How do I calculate the angular distance if one point is in the Western Hemisphere and one in the Eastern?
The calculator handles this automatically by treating all longitudes consistently in the -180° to 180° range. Here’s how the math works:
For points A (-75°, Western) and B (60°, Eastern):
1. The simple difference is |-75 – 60| = 135°
2. The “other way around” is 360° – 135° = 225°
3. The calculator selects the smaller angle: 135°
This works because:
- Western hemispheres are negative, Eastern are positive
- The absolute difference gives one possible angle
- Subtracting from 360° gives the alternative angle
- The minimum of these two is always the correct answer
You can verify this by noting that -75° is equivalent to 285°E (360° – 75°), and |285 – 60| = 225°, confirming our calculation.
What precision should I use for professional navigation applications?
For professional applications, we recommend these precision standards:
| Application | Recommended Precision | Equivalent Ground Distance at Equator |
|---|---|---|
| General navigation | 4 decimal places (0.0001°) | ≈11.1 meters |
| Maritime navigation | 5 decimal places (0.00001°) | ≈1.11 meters |
| Aviation | 6 decimal places (0.000001°) | ≈0.11 meters (11 cm) |
| Surveying/Geodesy | 7+ decimal places | ≈0.01 meters (1 cm) |
Additional professional considerations:
- Datum: Always specify the reference ellipsoid (WGS84 is standard for GPS)
- Units: Use decimal degrees for calculations, but present final answers in the required format
- Validation: Cross-check with at least one alternative calculation method
- Documentation: Record all assumptions (e.g., “assuming WGS84 ellipsoid”)

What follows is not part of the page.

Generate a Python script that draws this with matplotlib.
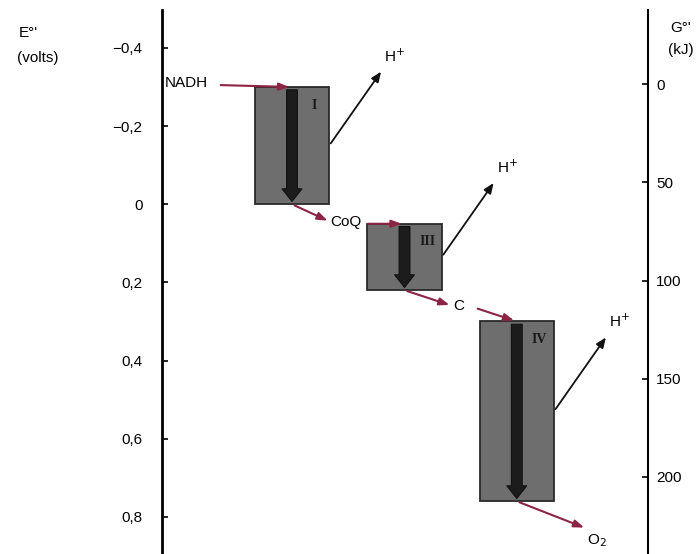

- Software: For critical applications, use certified navigation software like NOAA’s tools
Our calculator uses double-precision floating point (≈15-17 decimal digits), which exceeds all these requirements for the longitudinal separation calculation.
Are there any longitudes that don’t follow the standard -180° to 180° range?
While the -180° to 180° range (with negative values west of Greenwich) is the modern standard, you may encounter alternative representations:
- 0° to 360° East:
- Used in some older systems and astronomical contexts
- Convert to standard: if λ > 180°, use λ – 360°
- Example: 200°E → 200 – 360 = -160°
- DMS (Degrees-Minutes-Seconds):
- Traditional format (e.g., 73°46’45″W)
- Convert to decimal: degrees + (minutes/60) + (seconds/3600)
- Apply negative sign for West
- Military Grid Reference System (MGRS):
- Uses a different zone system but ultimately references WGS84 longitudes
- Requires conversion to standard decimal degrees
- Historical Systems:
- Some old maps used Paris, Rome, or other meridians as 0°
- Convert by adding/subtracting the offset (e.g., Paris is 2.337° East of Greenwich)
Our calculator expects longitudes in the standard -180° to 180° decimal degree format. For alternative formats:
- First convert to standard decimal degrees
- Ensure Western hemispheres are negative
- Verify the range is -180° to 180°
For bulk conversions, consider using NOAA’s coordinate conversion tools.